Facilitation of access to information about owners of real estate
Information on owners of real estate, regardless of whether it’s an individualв or legal entity, will become accessible to state authorities of EU members. At the same time, unlike the system of control of bank accounts and safe deposit boxes holders, the access to the information about the real estate owners will be based not on the centralized register, but on a search engine similar to a traditional web-browser.
What the new Directive means for Ukraine
The new Directive means more transparency in financial operations for Ukrainian companies conducting operations on the EU territory. Among all, these entities should be ready to make public a lot of financial data which, as a rule, remains confidential in Ukraine.
Individuals, especially those conducting financial operations, and holding money or assets in European banks and funds should be ready to face more strict control and transparency requirements which will become new norm for the EU countries within a year and a half.

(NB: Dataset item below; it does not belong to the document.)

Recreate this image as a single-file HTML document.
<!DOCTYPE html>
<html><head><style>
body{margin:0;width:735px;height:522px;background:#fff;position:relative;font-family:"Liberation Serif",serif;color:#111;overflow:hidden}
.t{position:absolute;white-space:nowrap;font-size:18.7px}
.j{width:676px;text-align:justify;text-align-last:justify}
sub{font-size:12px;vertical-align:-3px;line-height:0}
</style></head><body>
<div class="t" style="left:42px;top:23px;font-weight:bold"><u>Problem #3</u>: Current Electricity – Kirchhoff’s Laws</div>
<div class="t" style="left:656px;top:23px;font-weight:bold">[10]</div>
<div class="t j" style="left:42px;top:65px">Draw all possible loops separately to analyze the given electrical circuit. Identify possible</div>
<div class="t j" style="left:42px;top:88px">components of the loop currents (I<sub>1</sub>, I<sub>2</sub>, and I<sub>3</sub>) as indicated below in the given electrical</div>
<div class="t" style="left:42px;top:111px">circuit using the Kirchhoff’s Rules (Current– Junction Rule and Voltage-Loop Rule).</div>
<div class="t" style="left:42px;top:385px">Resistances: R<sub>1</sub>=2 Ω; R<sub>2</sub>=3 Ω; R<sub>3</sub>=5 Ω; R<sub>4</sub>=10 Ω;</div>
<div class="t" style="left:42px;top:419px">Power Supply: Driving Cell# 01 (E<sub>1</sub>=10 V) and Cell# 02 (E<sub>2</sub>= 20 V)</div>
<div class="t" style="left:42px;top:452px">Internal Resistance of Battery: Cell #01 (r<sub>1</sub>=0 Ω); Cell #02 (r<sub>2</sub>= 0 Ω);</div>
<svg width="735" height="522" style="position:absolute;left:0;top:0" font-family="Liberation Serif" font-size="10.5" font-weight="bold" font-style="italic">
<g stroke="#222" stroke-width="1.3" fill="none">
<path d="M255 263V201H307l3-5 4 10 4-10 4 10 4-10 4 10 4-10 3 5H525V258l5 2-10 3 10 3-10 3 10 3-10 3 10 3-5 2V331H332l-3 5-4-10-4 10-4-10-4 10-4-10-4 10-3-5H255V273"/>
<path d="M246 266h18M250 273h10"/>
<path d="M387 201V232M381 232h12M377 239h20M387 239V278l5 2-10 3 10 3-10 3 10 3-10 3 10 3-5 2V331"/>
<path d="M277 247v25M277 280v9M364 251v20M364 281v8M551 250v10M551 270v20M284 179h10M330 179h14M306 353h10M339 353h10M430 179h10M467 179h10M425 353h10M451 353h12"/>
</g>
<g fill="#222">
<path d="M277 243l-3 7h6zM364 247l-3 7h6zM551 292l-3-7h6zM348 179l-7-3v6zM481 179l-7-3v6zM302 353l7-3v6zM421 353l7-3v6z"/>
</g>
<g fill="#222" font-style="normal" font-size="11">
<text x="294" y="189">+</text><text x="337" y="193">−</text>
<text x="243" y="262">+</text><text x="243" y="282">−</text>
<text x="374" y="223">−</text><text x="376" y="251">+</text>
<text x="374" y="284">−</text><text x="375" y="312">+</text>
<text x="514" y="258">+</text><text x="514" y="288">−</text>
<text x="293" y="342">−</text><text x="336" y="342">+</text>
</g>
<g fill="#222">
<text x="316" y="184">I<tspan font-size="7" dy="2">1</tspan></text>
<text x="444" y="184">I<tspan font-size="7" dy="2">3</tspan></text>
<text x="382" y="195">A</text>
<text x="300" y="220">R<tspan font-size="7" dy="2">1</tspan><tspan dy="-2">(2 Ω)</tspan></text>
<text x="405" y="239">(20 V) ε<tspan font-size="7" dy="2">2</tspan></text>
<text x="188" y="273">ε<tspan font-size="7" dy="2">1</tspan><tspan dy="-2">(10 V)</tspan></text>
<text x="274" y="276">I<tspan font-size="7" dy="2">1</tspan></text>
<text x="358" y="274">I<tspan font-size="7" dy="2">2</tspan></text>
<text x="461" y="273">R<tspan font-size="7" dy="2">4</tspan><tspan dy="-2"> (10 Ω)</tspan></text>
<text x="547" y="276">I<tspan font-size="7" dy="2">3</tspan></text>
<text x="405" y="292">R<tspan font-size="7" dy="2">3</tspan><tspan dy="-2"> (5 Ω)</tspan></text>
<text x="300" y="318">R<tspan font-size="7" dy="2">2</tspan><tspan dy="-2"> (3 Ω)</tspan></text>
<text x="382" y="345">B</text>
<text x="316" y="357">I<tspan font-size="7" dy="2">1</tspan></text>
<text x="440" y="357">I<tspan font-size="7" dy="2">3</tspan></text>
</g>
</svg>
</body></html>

Though, even despite the armed conflict taking place on its territory, as well as struggling financial sector, Ukraine isn’t on the list of countries where an increased risk of money laundering exists. It’s a positive sign for our country. It means that this Directive won’t create additional obstacles for European investors in Ukraine.
The abovementioned list of changes reflects trends which will dominate the EU financial market in the nearest future. On the one hand, these measures can be considered tough, as they substantially limit the opportunities of EU citizens and non-residents to preserve anonymity of their financial transactions. On the other hand, it increases the security of EU members and decreases the risk of financial misconduct, fraud, and crimes. In any case, these are additional criteria which Ukrainian companies willing to work in the EU will have to observe in the nearest future, while for the government ALMD5 is a landmark to follow in bringing the EU legislation in compliance with the EU regulations.